Both reports were compiled by staff members of the House Commerce Committee’s Republican majority, but had no Democratic participation. Department of Justice Defending The Indefensible: A $750,000,000 Clinton-Gore Giveaway to ‘Green Group’ Lobbyists, charges that the Clinton-Gore Administration’s cancellation of a 50-year contract to provide timber from the Tongass National Forest in Alaska was an unwise political decision that will cost taxpayers $750 million.

The report alleges that “politically motivated decisions” led to a judge agreeing that the government breached a contract with the business conglomerate, Alaska Pulp Corporation (APC), after “an intense political lobbying campaign by special interest environmental groups shaped the government’s decision to cancel the contract and to obscure the fact that the taxpayers will be heavily exposed to huge damages for breaching the contract”.

The contract had authorised a 50-year logging programme in Alaska’s Tongass National Forest, but it was terminated 17 years early at the behest of the Clinton Administration in 1994. Environmental groups had applauded the decision as they wanted the area to be protected as wilderness.

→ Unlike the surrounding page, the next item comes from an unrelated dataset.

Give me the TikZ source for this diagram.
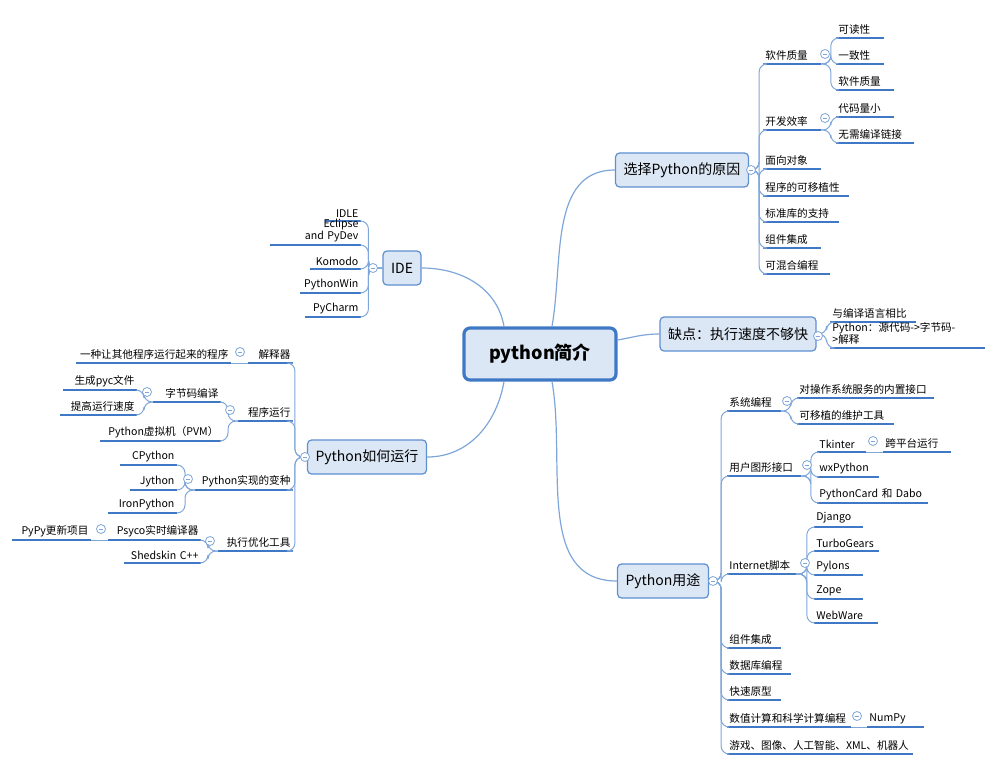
\documentclass[tikz,border=0pt]{standalone}
\usepackage{fontspec}
\setmainfont{Noto Sans CJK SC}
\usetikzlibrary{arrows}

\definecolor{lineblue}{HTML}{3F78C4}
\definecolor{connblue}{HTML}{7FA6D8}
\definecolor{boxfill}{HTML}{DCE7F5}
\definecolor{boxdraw}{HTML}{5E8FCF}

\tikzset{
  root/.style={draw=lineblue, line width=1.6pt, fill=boxfill, rounded corners=3pt,
    minimum width=76pt, minimum height=26pt, font=\fontsize{9}{10}\selectfont\bfseries},
  topic/.style={draw=boxdraw, line width=0.6pt, fill=boxfill, rounded corners=2pt,
    minimum height=17pt, inner xsep=4pt, font=\fontsize{7}{8}\selectfont},
  leaf/.style={inner xsep=1pt, inner ysep=1.5pt, font=\fontsize{5.3}{6}\selectfont},
  uline/.style={draw=lineblue, line width=0.8pt},
  conn/.style={draw=connblue, line width=0.5pt, rounded corners=4pt},
  main/.style={draw=connblue, line width=0.6pt},
  fold/.style={circle, draw=connblue, fill=white, line width=0.4pt, minimum size=4.5pt, inner sep=0pt,
    path picture={\draw[connblue, line width=0.4pt] ([xshift=-1.2pt]path picture bounding box.center) -- ([xshift=1.2pt]path picture bounding box.center);}}
}

% leaf: name, left x, right x, underline y, text
\newcommand\leafR[5]{%
  \pgfmathsetlengthmacro\lw{(#3-#2)*0.5pt-2pt}%
  \node[leaf, text width=\lw, align=left, anchor=south west] (#1) at (#2,#4) {#5};
  \draw[uline] (#1.south west) -- (#1.south east);}
\newcommand\leafL[5]{%
  \pgfmathsetlengthmacro\lw{(#3-#2)*0.5pt-2pt}%
  \node[leaf, text width=\lw, align=right, anchor=south west] (#1) at (#2,#4) {#5};
  \draw[uline] (#1.south west) -- (#1.south east);}
\newcommand\fold[2]{\node[fold] (#1) at (#2) {};}

\begin{document}
\begin{tikzpicture}[x=0.5pt, y=-0.5pt]
	\useasboundingbox (0,0) rectangle (1000,770);

	% Root and main topics
	\node [root]  (root) at (540,354) {python简介};
	\node [topic] (sel)  at (682,170) {选择Python的原因};
	\node [topic] (que)  at (738,334) {缺点：执行速度不够快};
	\node [topic] (yt)   at (663,581) {Python用途};
	\node [topic] (ide)  at (402,268) {IDE};
	\node [topic] (run)  at (367,457) {Python如何运行};

	\draw [main] ([xshift=6pt]root.north) to[out=80,in=180] (sel.west);
	\draw [main] ([yshift=7pt]root.east) to[out=10,in=180] (que.west);
	\draw [main] ([xshift=6pt]root.south) to[out=-80,in=180] (yt.west);
	\draw [main] ([xshift=-18pt]root.north) to[out=100,in=0] (ide.east);
	\draw [main] ([xshift=-18pt]root.south) to[out=-100,in=0] (run.east);

	% Reasons
	\leafR{q1}{763}{820}{64}{软件质量}
	\leafR{q11}{836}{883}{38}{可读性}
	\leafR{q12}{836}{883}{64}{一致性}
	\leafR{q13}{836}{893}{90}{软件质量}
	\leafR{q2}{763}{820}{130}{开发效率}
	\leafR{q21}{836}{893}{117}{代码量小}
	\leafR{q22}{836}{913}{143}{无需编译链接}
	\leafR{q3}{763}{820}{169}{面向对象}
	\leafR{q4}{763}{848}{196}{程序的可移植性}
	\leafR{q5}{763}{838}{222}{标准库的支持}
	\leafR{q6}{763}{820}{248}{组件集成}
	\leafR{q7}{763}{829}{274}{可混合编程}
	\foreach \c in {q1,q2,q3,q4,q5,q6,q7}
		\draw [conn] (sel.east) -- ++(10,0) |- (\c.south west);
	\foreach \c in {q11,q12,q13}
		\draw [conn] (q1.south east) -- ++(10,0) |- (\c.south west);
	\foreach \c in {q21,q22}
		\draw [conn] (q2.south east) -- ++(10,0) |- (\c.south west);

	% Drawback
	\leafR{w1}{830}{915}{322}{与编译语言相比}
	\leafR{w2}{830}{984}{348}{Python：源代码->字节码->解释}
	\foreach \c in {w1,w2}
		\draw [conn] (que.east) -- ++(10,0) |- (\c.south west);

	% Uses
	\leafR{u1}{727}{780}{411}{系统编程}
	\leafR{u11}{797}{933}{398}{对操作系统服务的内置接口}
	\leafR{u12}{797}{893}{424}{可移植的维护工具}
	\leafR{u2}{727}{800}{476}{用户图形接口}
	\leafR{u21}{817}{865}{452}{Tkinter}
	\leafR{u211}{883}{950}{452}{跨平台运行}
	\leafR{u22}{817}{878}{477}{wxPython}
	\leafR{u23}{817}{927}{503}{PythonCard 和 Dabo}
	\leafR{u3}{727}{795}{574}{Internet脚本}
	\leafR{u31}{814}{862}{527}{Django}
	\leafR{u32}{814}{878}{551}{TurboGears}
	\leafR{u33}{814}{862}{575}{Pylons}
	\leafR{u34}{814}{862}{599}{Zope}
	\leafR{u35}{814}{877}{623}{WebWare}
	\leafR{u4}{727}{780}{648}{组件集成}
	\leafR{u5}{727}{790}{674}{数据库编程}
	\leafR{u6}{727}{780}{700}{快速原型}
	\leafR{u7}{727}{850}{727}{数值计算和科学计算编程}
	\leafR{u71}{867}{923}{727}{NumPy}
	\leafR{u8}{727}{912}{754}{游戏、图像、人工智能、XML、机器人}
	\foreach \c in {u1,u2,u3,u4,u5,u6,u7,u8}
		\draw [conn] (yt.east) -- ++(12,0) |- (\c.south west);
	\foreach \c in {u11,u12}
		\draw [conn] (u1.south east) -- ++(10,0) |- (\c.south west);
	\foreach \c in {u21,u22,u23}
		\draw [conn] (u2.south east) -- ++(10,0) |- (\c.south west);
	\foreach \c in {u31,u32,u33,u34,u35}
		\draw [conn] (u3.south east) -- ++(11,0) |- (\c.south west);
	\draw [conn] (u21.south east) -- (u211.south west);
	\draw [conn] (u7.south east) -- (u71.south west);

	% IDE
	\leafL{i1}{325}{360}{221}{IDLE}
	\leafL{i2}{270}{360}{245}{Eclipse and PyDev}
	\leafL{i3}{310}{360}{269}{Komodo}
	\leafL{i4}{300}{360}{293}{PythonWin}
	\leafL{i5}{305}{360}{317}{PyCharm}
	\foreach \c in {i1,i2,i3,i4,i5}
		\draw [conn] (ide.west) -- ++(-14,0) |- (\c.south east);

	% How Python runs
	\leafL{r1}{248}{292}{363}{解释器}
	\leafL{r11}{76}{230}{363}{一种让其他程序运行起来的程序}
	\leafL{r2}{238}{292}{421}{程序运行}
	\leafL{r21}{153}{220}{402}{字节码编译}
	\leafL{r211}{63}{136}{390}{生成pyc文件}
	\leafL{r212}{60}{136}{415}{提高运行速度}
	\leafL{r22}{100}{220}{441}{Python虚拟机（PVM）}
	\leafL{r3}{195}{292}{490}{Python实现的变种}
	\leafL{r31}{120}{176}{465}{CPython}
	\leafL{r32}{130}{176}{490}{Jython}
	\leafL{r33}{108}{176}{513}{IronPython}
	\leafL{r4}{218}{292}{551}{执行优化工具}
	\leafL{r41}{108}{200}{540}{Psyco实时编译器}
	\leafL{r411}{12}{90}{540}{PyPy更新项目}
	\leafL{r42}{124}{200}{563}{Shedskin C++}
	\foreach \c in {r1,r2,r3,r4}
		\draw [conn] (run.west) -- ++(-12,0) |- (\c.south east);
	\foreach \c in {r21,r22}
		\draw [conn] (r2.south west) -- ++(-10,0) |- (\c.south east);
	\foreach \c in {r211,r212}
		\draw [conn] (r21.south west) -- ++(-9,0) |- (\c.south east);
	\foreach \c in {r31,r32,r33}
		\draw [conn] (r3.south west) -- ++(-10,0) |- (\c.south east);
	\foreach \c in {r41,r42}
		\draw [conn] (r4.south west) -- ++(-10,0) |- (\c.south east);
	\draw [conn] (r1.south west) -- (r11.south east);
	\draw [conn] (r41.south west) -- (r411.south east);

	% Fold markers
	\fold{f1}{751,170}  \fold{f2}{825,54}   \fold{f3}{825,118}
	\fold{f4}{818,336}  \fold{f5}{713,581}  \fold{f6}{787,401}
	\fold{f7}{807,465}  \fold{f8}{873,441}  \fold{f9}{805,563}
	\fold{f10}{857,716} \fold{f11}{373,268} \fold{f12}{305,457}
	\fold{f13}{240,352} \fold{f14}{230,410} \fold{f15}{147,392}
	\fold{f16}{188,479} \fold{f17}{210,541} \fold{f18}{101,529}
\end{tikzpicture}
\end{document}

“Urged on by the Natural Resources Defense Council, the Southeast Alaska Conservation Council, the Sierra Club and the Wilderness Society, the Administration constructed a hollow legal argument for cancelling a long standing timber sale to further its radical environmental agenda,” said the House Resources Committee Chair, Representative Don Young, an Alaska Republican.

“In addition to the people of Sitka and Southeast Alaska who lost their jobs, the American taxpayers will end up paying for the political decision made by the Clinton-Gore Administration to put the fate of the contract with APC into the hands of environmental extremists and take it out of the hands of the experts,” he continued.

Incinerating Cash accuses the Department of Energy (DOE) of wasting much of the $3.4 billion that it has spent since a Congressional order in 1989 for the agency to clean up sites used for decades of nuclear weapon production. The report says that hundreds of millions of dollars were spent on technologies that “have not proved useful” in the clean up mission, and that those which have been deemed to be useful were not effectively used.

The report found that of 918 technologies funded by the DOE has funded, only 31 have been utilised more than three times at contaminated nuclear sites, and more than 50% have been deployed only once. The report puts the failure of the remediation programmes down to an “ongoing pattern of mismanagement and lack of focus”, a claim refuted by the DOE. “One out of every five research and development projects have resulted in a viable technology being used by the department,” said the DOE’s assistant secretary for environmental management, Carolyn Huntoon, said.

Congressmen say that the DOE’s own estimates place the cost of cleaning up its 113 waste sites nationwide at between $151 and $195 billion over the next 70 years, excluding $51 billion already spent over the last 10 years.